VA’s iteration of Platform One, which has been in operation since 2021, has been centered around achieving “speed, stability, scale and security,” Fuqua explained. He added that prior to the VA’s iteration of Platform One, the team did a fact finding mission at agencies like the Air Force and Navy to get inspiration.

He said they “stole little pieces” from each, pulling components and ideas that were successful while avoiding roadblocks and hurdles that affected those teams. VA’s Platform One even uses containers from the Air Force’s Ironbank and modifies them to suit the VA team’s needs.

“What we learned from them is that we want to focus on one platform first. We might add additional platforms in the future but focus on that,” Fuqua said. “[They gave us] great insights on what they’ve tried and failed. They even went and built their own open-source platform, which [while] we don’t have the resources for that, they were very instrumental, and the Navy was a close second.”

VA designed Platform One to take the onus of security and development away from software developers, so they could focus on coding new applications that could help veterans and those at the VA who serve them.

“We spent a lot of time building a platform that was scalable, that had security in mind and we set that up so developers don’t even have to think about the platform anymore. They just write their code, worry about their code and move on,” Fuqua said.

Fuqua also emphasized the platform’s cloud capability, which offers consistency no matter where it runs.

“It’s exactly the same no matter what it is. If it runs in one place, it’s going to run in the other. It gives you a nice portability and reliability,” he said.

Delivering Software at Speed

The change in strategy has dramatically sped up development cycles, saving developers from building large applications that took weeks down to days or even hours.

“Before, you’d put in a ticket and build out a big environment and then you finally get access and all those things,” Fuqua said. “Those were not fast processes before. Now we can provision you within an hour and then you have the keys to the car.”

That time savings allows the Platform One team to onboard other developers and provide security on the platform with quick and frequent patches. Security is managed by the Platform One team, which allows developers to focus on coding while vulnerabilities are patched out using standardized practices like continuous monitoring.

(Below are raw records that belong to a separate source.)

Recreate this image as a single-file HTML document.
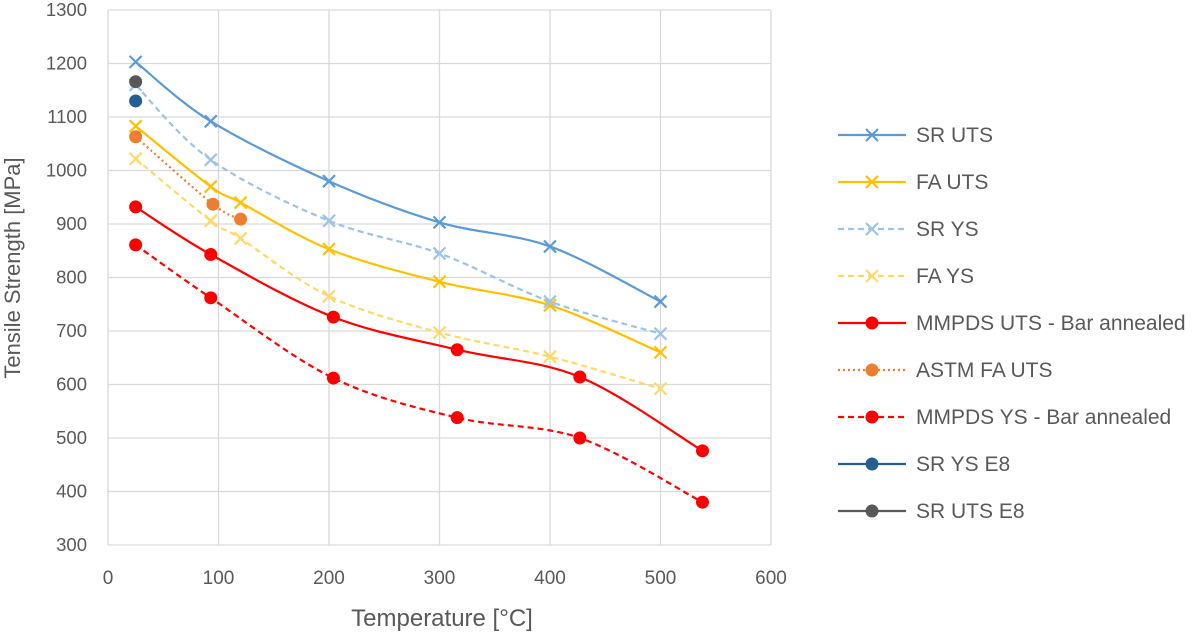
<!DOCTYPE html>
<html><head><meta charset="utf-8"><style>
body{margin:0;background:#fff;font-family:"Liberation Sans",sans-serif;}
svg text{font-family:"Liberation Sans",sans-serif;fill:#595959;}
</style></head><body>
<svg id="c" width="1200" height="632"></svg>
<script>
const xTicks=[0,100,200,300,400,500,600];
const yTicks=[300,400,500,600,700,800,900,1000,1100,1200,1300];
const srUtsX=[25,93,200,300,400,500], srUtsY=[1203,1092,980,903,858,755];
const faUtsX=[25,93,120,200,300,400,500], faUtsY=[1083,970,940,853,792,748,660];
const srYsX=[25,93,200,300,400,500], srYsY=[1160,1020,906,845,755,695];
const faYsX=[25,93,120,200,300,400,500], faYsY=[1022,906,873,765,697,652,592];
const mmUtsX=[25,93,204,316,427,538], mmUtsY=[932,843,726,665,614,476];
const astmX=[25,95,120], astmY=[1063,937,909];
const mmYsX=[25,93,204,316,427,538], mmYsY=[861,762,612,538,500,380];
const e8YsX=[25], e8YsY=[1130];
const e8UtsX=[25], e8UtsY=[1166];
const names=["SR UTS","FA UTS","SR YS","FA YS","MMPDS UTS - Bar annealed","ASTM FA UTS","MMPDS YS - Bar annealed","SR YS E8","SR UTS E8"];
const NS="http://www.w3.org/2000/svg", svg=document.getElementById('c');
const X=v=>108+(v-0)*663/600, Y=v=>545-(v-300)*535/1000;
function el(t,a,p){const e=document.createElementNS(NS,t);for(const k in a)e.setAttribute(k,a[k]);(p||svg).appendChild(e);return e;}
xTicks.forEach(t=>{const g=el('line',{x1:X(t),x2:X(t),y1:Y(300),y2:Y(1300),stroke:'#d9d9d9','stroke-width':1.3});

const tx=el('text',{x:X(t),y:584,'text-anchor':'middle','font-size':19});tx.textContent=t;
});
yTicks.forEach(t=>{const g=el('line',{x1:X(0),x2:X(600),y1:Y(t),y2:Y(t),stroke:'#d9d9d9','stroke-width':1.3});

const tx=el('text',{x:87,y:Y(t)+6,'text-anchor':'end','font-size':18.5});tx.textContent=t;
});
let xt=el('text',{x:442,y:626,'text-anchor':'middle','font-size':24});xt.textContent='Temperature [°C]';

let yt=el('text',{x:20,y:268,'text-anchor':'middle','font-size':22,transform:'rotate(-90 20 268)'});yt.textContent='Tensile Strength [MPa]';

function smooth(p){if(p.length<2)return '';let d='M'+p[0][0]+','+p[0][1];
for(let i=0;i<p.length-1;i++){const p0=p[i-1]||p[i],p1=p[i],p2=p[i+1],p3=p[i+2]||p2;
d+=` C${p1[0]+(p2[0]-p0[0])/6},${p1[1]+(p2[1]-p0[1])/6} ${p2[0]-(p3[0]-p1[0])/6},${p2[1]-(p3[1]-p1[1])/6} ${p2[0]},${p2[1]}`;}return d;}
function marker(x,y,m,c,g){if(m==='x'){el('path',{d:`M${x-6},${y-6}L${x+6},${y+6}M${x-6},${y+6}L${x+6},${y-6}`,stroke:c,'stroke-width':2.2},g);}
else el('circle',{cx:x,cy:y,r:6.5,fill:c},g);}
const series=[[srUtsX,srUtsY,'#5b9bd5','','x'],[faUtsX,faUtsY,'#ffc000','','x'],[srYsX,srYsY,'#9dc3e6','6,4','x'],[faYsX,faYsY,'#ffd966','6,4','x'],
[mmUtsX,mmUtsY,'#ff0000','','o'],[astmX,astmY,'#ed7d31','2,3','o'],[mmYsX,mmYsY,'#ff0000','6,4','o'],[e8YsX,e8YsY,'#255e91','','o'],[e8UtsX,e8UtsY,'#595959','','o']];
series.forEach((s,i)=>{const g=el('g',{});


const pts=s[0].map((x,j)=>[X(x),Y(s[1][j])]);
if(pts.length>1)el('path',{d:smooth(pts),fill:'none',stroke:s[2],'stroke-width':2.2,'stroke-dasharray':s[3]||'none'},g);
pts.forEach(p=>marker(p[0],p[1],s[4],s[2],g));
const ly=135+i*47, lg=el('g',{});

el('line',{x1:838,x2:906,y1:ly,y2:ly,stroke:s[2],'stroke-width':2.2,'stroke-dasharray':s[3]||'none'},lg);
marker(872,ly,s[4],s[2],lg);
const t=el('text',{x:916,y:ly+7,'font-size':21},lg);t.textContent=names[i];});
</script></body></html>
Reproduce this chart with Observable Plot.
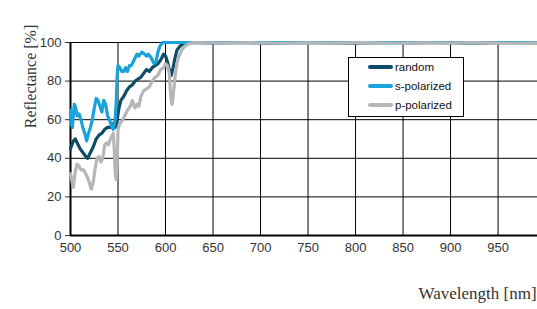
<!DOCTYPE html>
<html>
<head>
<meta charset="utf-8">
<script src="https://cdn.jsdelivr.net/npm/d3@7"></script>
<script src="https://cdn.jsdelivr.net/npm/@observablehq/plot@0.6"></script>
<style>
  html, body { margin: 0; padding: 0; background: #fff; }
  #wrap { position: relative; width: 537px; height: 309px; overflow: hidden; }
  #legend { position: absolute; left: 348px; top: 57px; width: 114px; height: 58px;
    border: 1px solid #000; background: #fff; font-family: "Liberation Sans", Arial, sans-serif;
    font-size: 11.5px; color: #111; }
  .row { position: absolute; left: 0; height: 14px; display: flex; align-items: center; }
  .sw { width: 25px; height: 4px; border-radius: 2px; margin-left: 19px; margin-right: 2px; }
</style>
</head>
<body>
<div id="wrap"></div>
<script>
const seriesNames = ["random", "s-polarized", "p-polarized"];
const seriesColors = ["#0c4c69", "#1aa2dc", "#b5b6b8"];
const xTicks = [500, 550, 600, 650, 700, 750, 800, 850, 900, 950];
const yTicks = [0, 20, 40, 60, 80, 100];

const randomNm = [500,503,505,508,510,513,516,518,521,524,527,530,533,536,539,542,545,547,549,551,553,556,559,562,565,568,571,574,577,580,583,586,589,592,595,598,600,602,604,606,608,610,612,615,619,625,650,680,710,740,770,800,830,860,890,920,950,991];
const randomVal = [45,49,50,47,45,43,41,40,43,46,50,52,53,55,56,56,58,56,60,66,70,72,75,77,78,80,81,82,84,86,85,87,88,89,91,94,93,90,86,83,87,92,96,98,99.5,100,99.8,100,99.7,100,99.8,99.7,100,99.8,100,99.7,99.9,99.8];

const sNm = [500,501,502,504,505,507,509,511,513,515,517,519,521,523,525,527,529,531,533,535,537,539,541,543,545,547,548,549,550,552,554,556,558,560,562,564,566,568,570,572,575,578,580,582,585,588,590,592,594,597,620,650,680,710,740,770,800,830,860,890,920,950,991];
const sVal = [65,58,56,68,67,62,63,60,56,53,49,53,56,60,66,71,70,67,64,70,68,62,60,57,55,60,68,82,88,87,85,85,87,85,88,88,90,92,94,93,95,94,93,94,92,89,90,95,98,100,100,99.9,100,100,99.9,100,100,99.9,100,100,99.9,100,100];

const pNm = [500,502,503,505,507,509,511,514,516,518,520,522,524,526,528,530,532,534,536,538,540,542,544,545,546,547,548,549,550,552,555,558,560,563,565,568,570,572,574,577,580,583,586,589,592,595,598,600,602,604,605,606,607,608,610,612,614,617,620,625,630,660,690,720,750,780,810,840,870,900,930,960,991];
const pVal = [32,27,25,33,37,36,34,34,32,30,27,24,28,35,40,41,38,40,47,48,47,50,52,53,45,33,29,36,55,58,60,63,65,67,70,66,68,67,72,75,76,77,80,82,83,86,87,89,88,84,76,70,68,72,82,89,93,96,98,99.5,100,99.7,99.9,99.6,99.8,99.7,99.9,99.6,99.8,99.7,99.9,99.6,99.7];

function rows(nm, val, name) { return nm.map((x, i) => ({x, y: val[i], series: name})); }
const data = [
  ...rows(randomNm, randomVal, seriesNames[0]),
  ...rows(sNm, sVal, seriesNames[1]),
  ...rows(pNm, pVal, seriesNames[2])
];

const chart = Plot.plot({
  width: 537,
  height: 309,
  marginLeft: 70,
  marginRight: 0,
  marginTop: 42,
  marginBottom: 74,
  style: { fontFamily: "'Liberation Sans', Arial, sans-serif", fontSize: "13px", color: "#333", background: "#fff", overflow: "visible" },
  x: { domain: [500, 991.5], ticks: xTicks, label: null },
  y: { domain: [0, 100], ticks: yTicks, label: null },
  color: { domain: seriesNames, range: seriesColors },
  marks: [
    Plot.gridX(xTicks, { stroke: "#000", strokeOpacity: 1, strokeWidth: 1 }),
    Plot.gridY(yTicks, { stroke: "#000", strokeOpacity: 1, strokeWidth: 1 }),
    Plot.axisX({ ticks: xTicks, tickSize: 0, tickPadding: 7, fontSize: 13, label: null }),
    Plot.axisY({ ticks: yTicks, tickSize: 5, tickPadding: 4, fontSize: 13, label: null }),
    Plot.ruleX([500], { stroke: "#000", strokeWidth: 2 }),
    Plot.ruleY([0], { stroke: "#000", strokeWidth: 2 }),
    Plot.line(data, { x: "x", y: "y", z: "series", stroke: "series", strokeWidth: 3.2, strokeLinejoin: "round" }),
    Plot.text(["Reflectance [%]"], { frameAnchor: "top-left", dx: -46, dy: 34, rotate: -90, textAnchor: "middle",
      fontFamily: "'Liberation Serif', 'Times New Roman', serif", fontSize: 16, fill: "#333" }),
    Plot.text(["Wavelength [nm]"], { frameAnchor: "bottom-left", dx: 348, dy: 63, textAnchor: "start",
      fontFamily: "'Liberation Serif', 'Times New Roman', serif", fontSize: 17, fill: "#333" })
  ]
});
const wrap = document.getElementById("wrap");
wrap.appendChild(chart);

const legend = document.createElement("div");
legend.id = "legend";
seriesNames.forEach((name, i) => {
  const row = document.createElement("div");
  row.className = "row";
  row.style.top = (2 + i * 19) + "px";
  const sw = document.createElement("div");
  sw.className = "sw";
  sw.style.background = seriesColors[i];
  const t = document.createElement("span");
  t.textContent = name;
  row.appendChild(sw); row.appendChild(t);
  legend.appendChild(row);
});
wrap.appendChild(legend);
</script>
</body>
</html>
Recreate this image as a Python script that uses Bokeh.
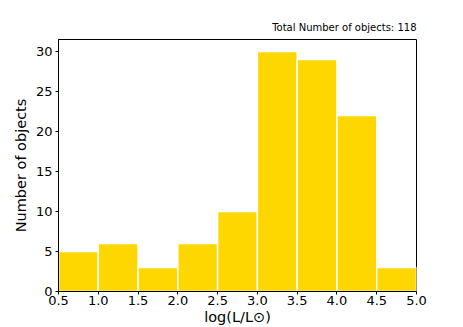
from bokeh.plotting import figure
from bokeh.embed import file_html
from bokeh.resources import INLINE
from bokeh.models import Range1d, FixedTicker, PrintfTickFormatter

bin_edges = [0.5, 1.0, 1.5, 2.0, 2.5, 3.0, 3.5, 4.0, 4.5, 5.0]
counts = [5, 6, 3, 6, 10, 30, 29, 22, 3]
total_label = "Total Number of objects: 118"
x_ticks = [0.5, 1.0, 1.5, 2.0, 2.5, 3.0, 3.5, 4.0, 4.5, 5.0]
y_ticks = [0, 5, 10, 15, 20, 25, 30]

p = figure(width=463, height=327, output_backend="svg", toolbar_location=None,
           x_range=Range1d(0.5, 5.0), y_range=Range1d(0, 31.5),
           min_border_left=58, min_border_right=47, min_border_top=39, min_border_bottom=36)

p.quad(left=bin_edges[:-1], right=bin_edges[1:], bottom=0, top=counts,
       fill_color="#FFD700", line_color="white", line_width=1.5)

p.title.text = total_label
p.title.align = "right"
p.title.text_font = "DejaVu Sans"
p.title.text_font_size = "10px"
p.title.text_font_style = "normal"
p.title.text_color = "black"
p.title.standoff = 14

p.xgrid.visible = False
p.ygrid.visible = False
p.outline_line_color = "black"
p.outline_line_width = 1

for ax in (p.xaxis[0], p.yaxis[0]):
    ax.major_label_text_font = "DejaVu Sans"
    ax.major_label_text_font_size = "13px"
    ax.major_label_text_color = "black"
    ax.axis_label_text_font = "DejaVu Sans"
    ax.axis_label_text_font_size = "14.5px"
    ax.axis_label_text_font_style = "normal"
    ax.axis_label_text_color = "black"
    ax.minor_tick_line_color = None
    ax.major_tick_in = 0
    ax.major_tick_out = 3
    ax.axis_line_color = "black"
    ax.major_tick_line_color = "black"

p.xaxis.ticker = FixedTicker(ticks=x_ticks)
p.yaxis.ticker = FixedTicker(ticks=y_ticks)
p.xaxis.formatter = PrintfTickFormatter(format="%.1f")
p.xaxis.axis_label = "log(L/L⊙)"
p.yaxis.axis_label = "Number of objects"
p.xaxis.axis_label_standoff = 1
p.yaxis.axis_label_standoff = 4
p.xaxis.major_label_standoff = 1
p.yaxis.major_label_standoff = 3

open("out.html", "w").write(file_html(p, INLINE))
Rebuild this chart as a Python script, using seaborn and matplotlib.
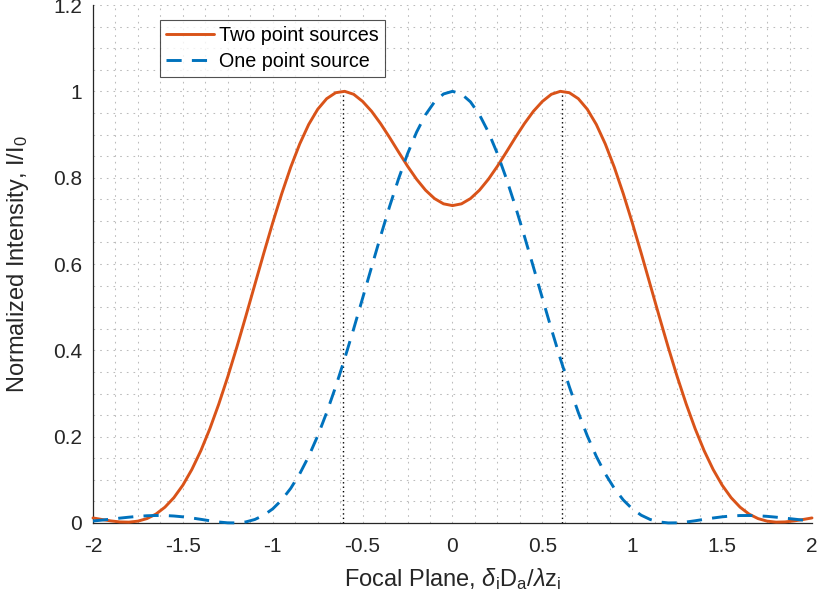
import matplotlib
matplotlib.use("Agg")
import matplotlib.pyplot as plt
import matplotlib.ticker as mticker
import seaborn as sns
import pandas as pd

# ---------------- data ----------------
x_vals = [-2.00, -1.95, -1.90, -1.85, -1.80, -1.75, -1.70, -1.65, -1.60, -1.55,
          -1.50, -1.45, -1.40, -1.35, -1.30, -1.25, -1.20, -1.15, -1.10, -1.05,
          -1.00, -0.95, -0.90, -0.85, -0.80, -0.75, -0.70, -0.65, -0.60, -0.55,
          -0.50, -0.45, -0.40, -0.35, -0.30, -0.25, -0.20, -0.15, -0.10, -0.05,
          0.00,
          0.05, 0.10, 0.15, 0.20, 0.25, 0.30, 0.35, 0.40, 0.45, 0.50,
          0.55, 0.60, 0.65, 0.70, 0.75, 0.80, 0.85, 0.90, 0.95, 1.00,
          1.05, 1.10, 1.15, 1.20, 1.25, 1.30, 1.35, 1.40, 1.45, 1.50,
          1.55, 1.60, 1.65, 1.70, 1.75, 1.80, 1.85, 1.90, 1.95, 2.00]

two_sources = [0.0117, 0.0081, 0.0048, 0.0025, 0.0020, 0.0043, 0.0102, 0.0206, 0.0366, 0.0587,
               0.0877, 0.1240, 0.1675, 0.2183, 0.2758, 0.3391, 0.4072, 0.4787, 0.5518, 0.6248,
               0.6958, 0.7629, 0.8243, 0.8781, 0.9233, 0.9584, 0.9830, 0.9968, 1.0000, 0.9932,
               0.9766, 0.9537, 0.9252, 0.8931, 0.8595, 0.8266, 0.7965, 0.7710, 0.7516, 0.7394,
               0.7353,
               0.7394, 0.7516, 0.7710, 0.7965, 0.8266, 0.8595, 0.8931, 0.9252, 0.9537, 0.9766,
               0.9932, 1.0000, 0.9968, 0.9830, 0.9584, 0.9233, 0.8781, 0.8243, 0.7629, 0.6958,
               0.6248, 0.5518, 0.4787, 0.4072, 0.3391, 0.2758, 0.2183, 0.1675, 0.1240, 0.0877,
               0.0587, 0.0366, 0.0206, 0.0102, 0.0043, 0.0020, 0.0025, 0.0048, 0.0081, 0.0117]

one_source = [0.0046, 0.0067, 0.0090, 0.0113, 0.0135, 0.0154, 0.0168, 0.0174, 0.0173, 0.0162,
              0.0143, 0.0116, 0.0085, 0.0052, 0.0023, 0.0004, 0.0002, 0.0025, 0.0081, 0.0180,
              0.0328, 0.0534, 0.0803, 0.1139, 0.1544, 0.2018, 0.2558, 0.3157, 0.3806, 0.4495,
              0.5209, 0.5931, 0.6645, 0.7332, 0.7975, 0.8554, 0.9053, 0.9458, 0.9756, 0.9939,
              1.0000,
              0.9939, 0.9756, 0.9458, 0.9053, 0.8554, 0.7975, 0.7332, 0.6645, 0.5931, 0.5209,
              0.4495, 0.3806, 0.3157, 0.2558, 0.2018, 0.1544, 0.1139, 0.0803, 0.0534, 0.0328,
              0.0180, 0.0081, 0.0025, 0.0002, 0.0004, 0.0023, 0.0052, 0.0085, 0.0116, 0.0143,
              0.0162, 0.0173, 0.0174, 0.0168, 0.0154, 0.0135, 0.0113, 0.0090, 0.0067, 0.0046]

peak_positions = [-0.61, 0.61]
peak_heights = [1.0, 1.0]

series_names = ["Two point sources", "One point source"]
x_ticks = [-2, -1.5, -1, -0.5, 0, 0.5, 1, 1.5, 2]
x_tick_labels = ["-2", "-1.5", "-1", "-0.5", "0", "0.5", "1", "1.5", "2"]
y_ticks = [0, 0.2, 0.4, 0.6, 0.8, 1.0, 1.2]
y_tick_labels = ["0", "0.2", "0.4", "0.6", "0.8", "1", "1.2"]

# ---------------- style ----------------
sns.set_style("white")
plt.rcParams["font.family"] = ["Liberation Sans", "DejaVu Sans"]
plt.rcParams["mathtext.fontset"] = "custom"
plt.rcParams["mathtext.rm"] = "Liberation Sans"
plt.rcParams["mathtext.it"] = "Liberation Sans:italic"
plt.rcParams["mathtext.bf"] = "Liberation Sans:bold"

RED = "#D95319"
BLUE = "#0072BD"
TXT = "#262626"

df_two = pd.DataFrame({"x": x_vals, "y": two_sources})
df_one = pd.DataFrame({"x": x_vals, "y": one_source})

fig = plt.figure(figsize=(8.2, 6.09), dpi=100)
ax = fig.add_axes([93 / 820, 86 / 609, 719 / 820, 518 / 609])

# grid (MATLAB-like dotted minor grid)
ax.xaxis.set_major_locator(mticker.FixedLocator(x_ticks))
ax.yaxis.set_major_locator(mticker.FixedLocator(y_ticks))
ax.xaxis.set_minor_locator(mticker.MultipleLocator(0.125))
ax.yaxis.set_minor_locator(mticker.MultipleLocator(0.05))
grid_kw = dict(color="#bcbcbc", linewidth=0.75, linestyle=(0, (1.6, 4.8)))
ax.grid(True, which="major", **grid_kw)
ax.grid(True, which="minor", **grid_kw)
ax.set_axisbelow(True)

# peak markers
ax.vlines(peak_positions, 0, peak_heights, colors="black", linestyles=(0, (1, 2.2)),
          linewidth=1.0, zorder=2)

sns.lineplot(data=df_two, x="x", y="y", ax=ax, color=RED, linewidth=2.1,
             label=series_names[0], zorder=3, clip_on=False)
sns.lineplot(data=df_one, x="x", y="y", ax=ax, color=BLUE, linewidth=2.1,
             label=series_names[1], zorder=4, clip_on=False)
ax.lines[-1].set_dashes((5.2, 3.5))

ax.set_xlim(-2, 2)
ax.set_ylim(0, 1.2)
ax.set_xticklabels(x_tick_labels)
ax.set_yticklabels(y_tick_labels)

for s in ["top", "right"]:
    ax.spines[s].set_visible(False)
for s in ["left", "bottom"]:
    ax.spines[s].set_color(TXT)
    ax.spines[s].set_linewidth(0.9)

ax.tick_params(axis="both", which="major", direction="in", length=5, width=0.8,
               colors=TXT, labelsize=15)
ax.tick_params(axis="x", which="major", pad=10)
ax.tick_params(axis="y", which="major", pad=8)
ax.tick_params(axis="both", which="minor", length=0)

ax.set_xlabel(r"Focal Plane, $\delta_{\rm i}{\rm D}_{\rm a}/\lambda{\rm z}_{\rm i}$",
              fontsize=17, color=TXT)
ax.xaxis.set_label_coords(0.5, -0.083)
ax.set_ylabel(r"Normalized Intensity, I/I$_{\rm 0}$", fontsize=17, color=TXT, va="center")
ax.yaxis.set_label_coords(-75 / 719, 0.5)

leg = ax.legend(loc="upper left", bbox_to_anchor=(0.093, 0.971), borderaxespad=0,
                fontsize=14.2, frameon=True, fancybox=False, edgecolor=TXT,
                handlelength=2.45, handletextpad=0.25, labelspacing=0.34,
                borderpad=0.32)
leg.get_frame().set_linewidth(0.8)
for t in leg.get_texts():
    t.set_color("black")

fig.savefig("out.png", dpi=100)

Fuqua said the team patches every Tuesday and currently works within 4 environments: dev, test, pre-production and production.

“It makes it faster for us to implement a fix and test and then actually do the deployment. We’re taking something that used to be a 30-day process and shooting it down to minutes or hours, or a day, just to be safe,” Fuqua told GovCIO Media & Research.

Integrating AI and Machine Learning

As AI and machine learning technologies evolve, VA’s Platform One team is exploring how to integrate these tools into its development ecosystem.

“We’re in the process of taking these [large language models] and building them out and containerizing them if we can, but updating them with the security,” Fuqua said.

He added the team is constructing containers akin to LEGOs so developers can, “take these building blocks and actually take an idea that one of our fine doctors or research people have, put it in the container and do some testing in it and just make that process easier.”

He said the team is building a repository for developers to share so the technology is ready to go when it’s approved.

“The goal is to have a sandbox environment that can test your idea and see if it’s even viable or what’s out there already that you could reuse,” he said.